• [TASK TO CARRY OUT]: Find the lines holding the word "chart" and collect them.

• [DATA RECORDS]:

= = = = = = =

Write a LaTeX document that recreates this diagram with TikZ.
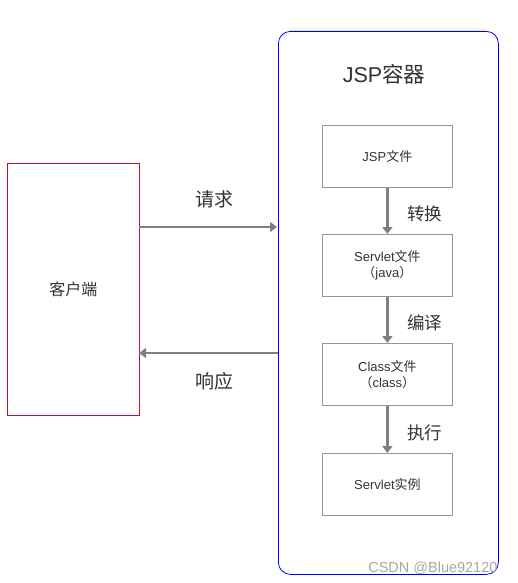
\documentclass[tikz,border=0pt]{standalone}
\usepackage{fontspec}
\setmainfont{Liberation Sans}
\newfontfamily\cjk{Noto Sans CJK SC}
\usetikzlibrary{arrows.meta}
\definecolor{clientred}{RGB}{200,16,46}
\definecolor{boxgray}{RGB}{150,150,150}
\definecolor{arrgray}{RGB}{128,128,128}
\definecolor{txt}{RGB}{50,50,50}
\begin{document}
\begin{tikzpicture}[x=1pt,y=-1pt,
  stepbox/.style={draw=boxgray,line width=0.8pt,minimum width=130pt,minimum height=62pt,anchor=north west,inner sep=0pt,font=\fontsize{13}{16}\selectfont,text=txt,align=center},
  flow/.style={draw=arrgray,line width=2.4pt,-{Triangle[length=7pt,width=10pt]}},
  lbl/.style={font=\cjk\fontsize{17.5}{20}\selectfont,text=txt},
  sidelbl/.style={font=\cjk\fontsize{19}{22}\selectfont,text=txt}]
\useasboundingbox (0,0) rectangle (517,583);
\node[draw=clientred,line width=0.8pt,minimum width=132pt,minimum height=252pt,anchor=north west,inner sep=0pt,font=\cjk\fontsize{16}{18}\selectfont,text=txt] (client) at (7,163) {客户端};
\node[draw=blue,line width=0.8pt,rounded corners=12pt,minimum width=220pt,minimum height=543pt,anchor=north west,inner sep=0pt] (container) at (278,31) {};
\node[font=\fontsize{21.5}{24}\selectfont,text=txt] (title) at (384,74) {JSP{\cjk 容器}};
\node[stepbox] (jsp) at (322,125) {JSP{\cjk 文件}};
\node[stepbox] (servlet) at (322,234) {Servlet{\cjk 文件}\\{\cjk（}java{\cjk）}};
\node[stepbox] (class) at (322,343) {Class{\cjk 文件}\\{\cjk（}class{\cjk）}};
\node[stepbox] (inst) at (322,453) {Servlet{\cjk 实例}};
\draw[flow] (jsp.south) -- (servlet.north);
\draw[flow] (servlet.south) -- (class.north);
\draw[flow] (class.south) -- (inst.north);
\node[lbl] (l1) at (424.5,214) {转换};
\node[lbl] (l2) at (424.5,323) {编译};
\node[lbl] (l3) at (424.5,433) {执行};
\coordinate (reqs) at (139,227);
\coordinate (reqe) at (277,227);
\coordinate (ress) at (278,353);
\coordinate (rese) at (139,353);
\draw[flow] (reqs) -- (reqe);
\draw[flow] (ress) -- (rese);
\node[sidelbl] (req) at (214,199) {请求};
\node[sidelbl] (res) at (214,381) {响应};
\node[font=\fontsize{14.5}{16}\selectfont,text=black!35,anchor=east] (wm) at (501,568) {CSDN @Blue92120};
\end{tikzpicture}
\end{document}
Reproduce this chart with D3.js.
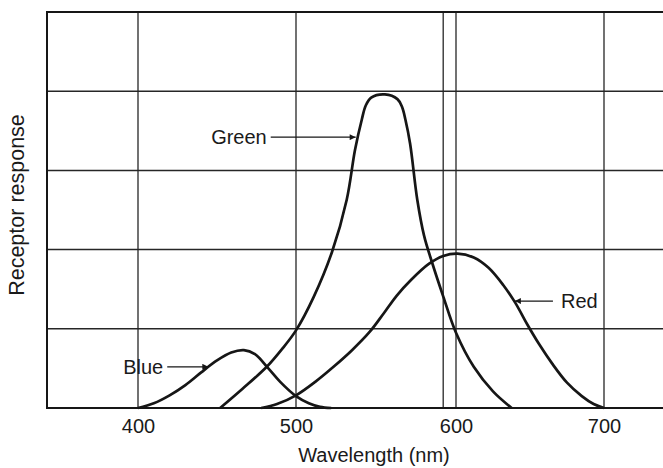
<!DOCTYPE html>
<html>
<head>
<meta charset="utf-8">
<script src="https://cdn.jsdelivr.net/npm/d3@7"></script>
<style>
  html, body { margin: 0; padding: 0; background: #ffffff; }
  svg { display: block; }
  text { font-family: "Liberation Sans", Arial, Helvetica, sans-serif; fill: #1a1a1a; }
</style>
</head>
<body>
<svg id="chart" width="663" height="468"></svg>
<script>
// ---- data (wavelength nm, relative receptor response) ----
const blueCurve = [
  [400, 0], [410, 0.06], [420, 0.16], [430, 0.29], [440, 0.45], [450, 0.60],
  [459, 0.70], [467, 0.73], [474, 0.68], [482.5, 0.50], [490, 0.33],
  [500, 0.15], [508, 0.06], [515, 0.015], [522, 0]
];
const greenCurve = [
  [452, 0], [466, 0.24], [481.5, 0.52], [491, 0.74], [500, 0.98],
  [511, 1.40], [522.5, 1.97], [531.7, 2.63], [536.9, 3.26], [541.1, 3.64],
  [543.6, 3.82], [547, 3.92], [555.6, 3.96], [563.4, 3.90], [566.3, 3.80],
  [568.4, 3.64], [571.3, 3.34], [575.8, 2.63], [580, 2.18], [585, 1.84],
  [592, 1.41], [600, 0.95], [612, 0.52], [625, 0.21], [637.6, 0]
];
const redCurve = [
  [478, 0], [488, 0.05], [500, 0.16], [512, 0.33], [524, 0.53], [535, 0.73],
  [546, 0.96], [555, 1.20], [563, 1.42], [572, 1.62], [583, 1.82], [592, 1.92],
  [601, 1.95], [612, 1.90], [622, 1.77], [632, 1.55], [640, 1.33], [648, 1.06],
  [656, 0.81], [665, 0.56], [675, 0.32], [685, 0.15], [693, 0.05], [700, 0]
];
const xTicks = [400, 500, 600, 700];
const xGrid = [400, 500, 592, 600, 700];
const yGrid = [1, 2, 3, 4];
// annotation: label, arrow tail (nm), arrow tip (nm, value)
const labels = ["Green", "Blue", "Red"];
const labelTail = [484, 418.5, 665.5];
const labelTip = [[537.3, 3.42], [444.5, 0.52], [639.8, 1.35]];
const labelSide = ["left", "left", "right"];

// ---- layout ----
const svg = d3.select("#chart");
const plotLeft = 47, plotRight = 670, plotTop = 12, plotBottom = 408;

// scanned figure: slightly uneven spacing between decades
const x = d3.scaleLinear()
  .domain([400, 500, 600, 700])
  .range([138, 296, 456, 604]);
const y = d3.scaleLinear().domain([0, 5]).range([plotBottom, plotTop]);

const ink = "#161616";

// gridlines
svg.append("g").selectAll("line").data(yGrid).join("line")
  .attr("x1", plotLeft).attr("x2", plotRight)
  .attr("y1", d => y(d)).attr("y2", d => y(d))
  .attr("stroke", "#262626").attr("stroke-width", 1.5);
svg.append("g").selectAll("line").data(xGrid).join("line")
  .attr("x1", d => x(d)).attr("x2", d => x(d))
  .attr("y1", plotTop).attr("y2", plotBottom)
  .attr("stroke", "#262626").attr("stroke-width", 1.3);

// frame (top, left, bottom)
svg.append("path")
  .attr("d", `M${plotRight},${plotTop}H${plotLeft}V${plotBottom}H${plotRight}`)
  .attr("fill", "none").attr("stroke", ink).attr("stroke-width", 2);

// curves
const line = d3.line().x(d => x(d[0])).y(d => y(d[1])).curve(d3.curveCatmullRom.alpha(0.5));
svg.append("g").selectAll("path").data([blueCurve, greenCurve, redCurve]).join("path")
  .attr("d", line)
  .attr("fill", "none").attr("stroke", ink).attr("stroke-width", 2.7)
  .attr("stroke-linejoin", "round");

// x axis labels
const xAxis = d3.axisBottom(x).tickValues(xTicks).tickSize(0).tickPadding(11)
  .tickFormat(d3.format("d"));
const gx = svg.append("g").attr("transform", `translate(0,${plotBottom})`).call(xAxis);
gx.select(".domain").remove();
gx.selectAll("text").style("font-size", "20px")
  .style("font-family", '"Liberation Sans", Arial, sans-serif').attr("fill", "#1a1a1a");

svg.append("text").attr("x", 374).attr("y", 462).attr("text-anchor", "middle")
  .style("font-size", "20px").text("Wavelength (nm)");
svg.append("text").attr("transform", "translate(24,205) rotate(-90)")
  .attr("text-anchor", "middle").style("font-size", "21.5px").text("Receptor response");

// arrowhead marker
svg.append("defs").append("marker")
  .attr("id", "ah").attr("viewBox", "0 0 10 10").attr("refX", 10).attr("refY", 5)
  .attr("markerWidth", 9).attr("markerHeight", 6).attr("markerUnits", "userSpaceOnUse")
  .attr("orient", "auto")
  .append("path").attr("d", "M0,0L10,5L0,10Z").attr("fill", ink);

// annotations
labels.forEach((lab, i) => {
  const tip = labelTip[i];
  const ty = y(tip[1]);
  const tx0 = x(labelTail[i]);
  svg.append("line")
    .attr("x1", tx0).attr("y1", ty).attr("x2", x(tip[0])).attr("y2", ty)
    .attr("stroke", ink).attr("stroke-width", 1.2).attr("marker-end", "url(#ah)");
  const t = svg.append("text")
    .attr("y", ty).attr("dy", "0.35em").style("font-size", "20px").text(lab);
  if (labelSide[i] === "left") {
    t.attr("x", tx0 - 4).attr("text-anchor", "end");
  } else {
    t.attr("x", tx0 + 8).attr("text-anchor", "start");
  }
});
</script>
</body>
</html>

= = = = = = =

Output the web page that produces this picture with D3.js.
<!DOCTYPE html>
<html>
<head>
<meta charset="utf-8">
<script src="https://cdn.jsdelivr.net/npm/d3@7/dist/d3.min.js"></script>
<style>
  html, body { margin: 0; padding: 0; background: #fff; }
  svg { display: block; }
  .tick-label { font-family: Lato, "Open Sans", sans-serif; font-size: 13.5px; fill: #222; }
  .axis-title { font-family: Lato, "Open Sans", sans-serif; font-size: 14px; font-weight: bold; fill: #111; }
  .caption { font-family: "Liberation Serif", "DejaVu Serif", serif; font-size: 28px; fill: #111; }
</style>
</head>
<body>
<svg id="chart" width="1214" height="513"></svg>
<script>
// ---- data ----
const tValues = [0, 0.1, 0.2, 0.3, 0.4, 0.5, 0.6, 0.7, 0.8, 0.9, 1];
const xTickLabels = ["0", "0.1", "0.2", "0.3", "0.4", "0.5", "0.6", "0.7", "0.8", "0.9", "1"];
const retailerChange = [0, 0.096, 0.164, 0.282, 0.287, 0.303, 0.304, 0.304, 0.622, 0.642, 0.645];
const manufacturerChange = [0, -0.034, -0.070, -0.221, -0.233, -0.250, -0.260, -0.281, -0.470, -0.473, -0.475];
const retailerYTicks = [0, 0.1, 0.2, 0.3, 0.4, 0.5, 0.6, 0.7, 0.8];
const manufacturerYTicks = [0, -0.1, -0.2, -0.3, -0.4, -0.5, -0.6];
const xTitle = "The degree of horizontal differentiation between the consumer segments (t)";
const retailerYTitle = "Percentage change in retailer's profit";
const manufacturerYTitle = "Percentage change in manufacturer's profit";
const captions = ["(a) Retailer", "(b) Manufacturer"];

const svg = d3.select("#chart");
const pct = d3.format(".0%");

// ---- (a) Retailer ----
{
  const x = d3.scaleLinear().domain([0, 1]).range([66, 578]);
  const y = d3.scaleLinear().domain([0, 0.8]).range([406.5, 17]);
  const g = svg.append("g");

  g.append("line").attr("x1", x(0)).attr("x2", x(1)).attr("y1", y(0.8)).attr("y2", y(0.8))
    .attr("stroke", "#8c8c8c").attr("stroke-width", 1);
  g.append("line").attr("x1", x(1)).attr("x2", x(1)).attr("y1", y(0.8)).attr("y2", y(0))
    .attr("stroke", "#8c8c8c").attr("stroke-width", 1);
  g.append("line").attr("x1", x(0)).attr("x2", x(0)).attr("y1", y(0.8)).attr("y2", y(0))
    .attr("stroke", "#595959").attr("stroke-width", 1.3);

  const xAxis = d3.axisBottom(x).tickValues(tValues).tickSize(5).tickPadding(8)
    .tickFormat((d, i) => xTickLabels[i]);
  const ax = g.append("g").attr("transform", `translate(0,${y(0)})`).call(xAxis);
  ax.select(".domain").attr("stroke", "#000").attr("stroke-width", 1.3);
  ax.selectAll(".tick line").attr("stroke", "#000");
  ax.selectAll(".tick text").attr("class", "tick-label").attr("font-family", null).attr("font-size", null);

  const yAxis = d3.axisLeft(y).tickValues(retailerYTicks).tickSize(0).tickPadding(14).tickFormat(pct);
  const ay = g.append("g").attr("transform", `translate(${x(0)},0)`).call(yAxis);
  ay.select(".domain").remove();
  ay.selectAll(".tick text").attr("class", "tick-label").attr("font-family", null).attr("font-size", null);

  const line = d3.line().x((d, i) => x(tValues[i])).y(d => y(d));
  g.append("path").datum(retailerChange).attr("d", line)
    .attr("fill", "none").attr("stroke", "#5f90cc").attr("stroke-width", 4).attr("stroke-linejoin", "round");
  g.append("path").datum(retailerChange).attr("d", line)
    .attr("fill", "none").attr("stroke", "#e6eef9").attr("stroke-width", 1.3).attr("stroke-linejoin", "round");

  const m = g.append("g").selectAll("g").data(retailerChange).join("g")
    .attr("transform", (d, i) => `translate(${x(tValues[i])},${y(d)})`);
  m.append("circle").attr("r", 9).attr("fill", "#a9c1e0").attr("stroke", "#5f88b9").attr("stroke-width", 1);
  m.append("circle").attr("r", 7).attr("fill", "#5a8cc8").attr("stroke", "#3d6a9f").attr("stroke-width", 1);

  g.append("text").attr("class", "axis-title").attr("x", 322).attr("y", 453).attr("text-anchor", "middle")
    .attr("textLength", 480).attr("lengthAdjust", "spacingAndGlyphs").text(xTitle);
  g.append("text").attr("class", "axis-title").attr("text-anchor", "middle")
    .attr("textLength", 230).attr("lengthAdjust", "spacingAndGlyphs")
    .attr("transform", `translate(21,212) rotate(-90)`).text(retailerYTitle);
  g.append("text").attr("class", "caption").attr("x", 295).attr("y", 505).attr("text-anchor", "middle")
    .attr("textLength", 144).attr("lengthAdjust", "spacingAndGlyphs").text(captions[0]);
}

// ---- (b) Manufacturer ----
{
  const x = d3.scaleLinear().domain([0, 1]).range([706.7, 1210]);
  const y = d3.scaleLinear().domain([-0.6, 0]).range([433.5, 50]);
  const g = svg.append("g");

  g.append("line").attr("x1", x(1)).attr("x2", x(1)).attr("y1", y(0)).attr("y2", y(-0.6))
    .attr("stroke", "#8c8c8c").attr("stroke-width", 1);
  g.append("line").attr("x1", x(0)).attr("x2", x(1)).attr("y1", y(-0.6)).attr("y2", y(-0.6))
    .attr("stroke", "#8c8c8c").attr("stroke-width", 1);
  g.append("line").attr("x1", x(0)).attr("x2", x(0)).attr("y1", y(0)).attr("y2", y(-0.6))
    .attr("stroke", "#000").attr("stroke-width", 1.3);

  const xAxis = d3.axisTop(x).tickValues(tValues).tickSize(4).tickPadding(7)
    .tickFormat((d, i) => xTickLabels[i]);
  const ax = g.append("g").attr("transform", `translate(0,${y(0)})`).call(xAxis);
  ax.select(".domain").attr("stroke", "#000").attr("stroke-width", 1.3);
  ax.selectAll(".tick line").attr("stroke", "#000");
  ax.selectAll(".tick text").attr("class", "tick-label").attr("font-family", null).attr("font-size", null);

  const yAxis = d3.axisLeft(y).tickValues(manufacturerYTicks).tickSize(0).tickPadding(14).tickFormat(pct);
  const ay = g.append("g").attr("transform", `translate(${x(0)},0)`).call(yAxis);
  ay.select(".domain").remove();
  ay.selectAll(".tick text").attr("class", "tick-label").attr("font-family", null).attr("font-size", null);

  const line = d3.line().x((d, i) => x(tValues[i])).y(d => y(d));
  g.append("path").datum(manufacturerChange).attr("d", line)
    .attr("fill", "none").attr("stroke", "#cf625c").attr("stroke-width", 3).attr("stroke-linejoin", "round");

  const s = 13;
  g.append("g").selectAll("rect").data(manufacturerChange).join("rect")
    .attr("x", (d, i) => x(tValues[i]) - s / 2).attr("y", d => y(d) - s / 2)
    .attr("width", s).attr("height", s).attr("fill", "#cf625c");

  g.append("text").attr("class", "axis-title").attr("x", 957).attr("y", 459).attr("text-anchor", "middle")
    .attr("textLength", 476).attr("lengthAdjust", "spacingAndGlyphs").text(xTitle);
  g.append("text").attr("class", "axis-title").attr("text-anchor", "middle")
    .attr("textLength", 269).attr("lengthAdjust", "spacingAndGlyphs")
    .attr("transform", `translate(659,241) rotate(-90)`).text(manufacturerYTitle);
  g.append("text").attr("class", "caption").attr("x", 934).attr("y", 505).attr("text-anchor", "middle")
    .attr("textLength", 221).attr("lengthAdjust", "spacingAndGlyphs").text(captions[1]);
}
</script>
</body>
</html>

= = = = = = =

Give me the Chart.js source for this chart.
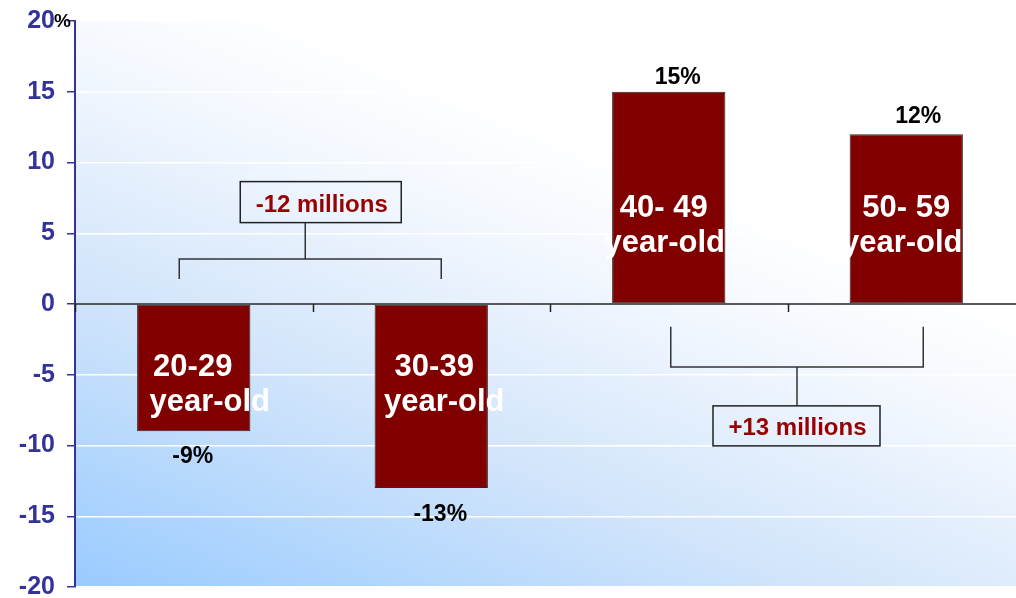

= = = = = = =

• [FINISHED TASK]:
Reproduce this chart with D3.js.
<svg id="chart" width="663" height="468"></svg>
const svg = d3.select("#chart");
<svg id="chart" width="1214" height="513"></svg>
const svg = d3.select("#chart");
Give me the Chart.js source for this chart.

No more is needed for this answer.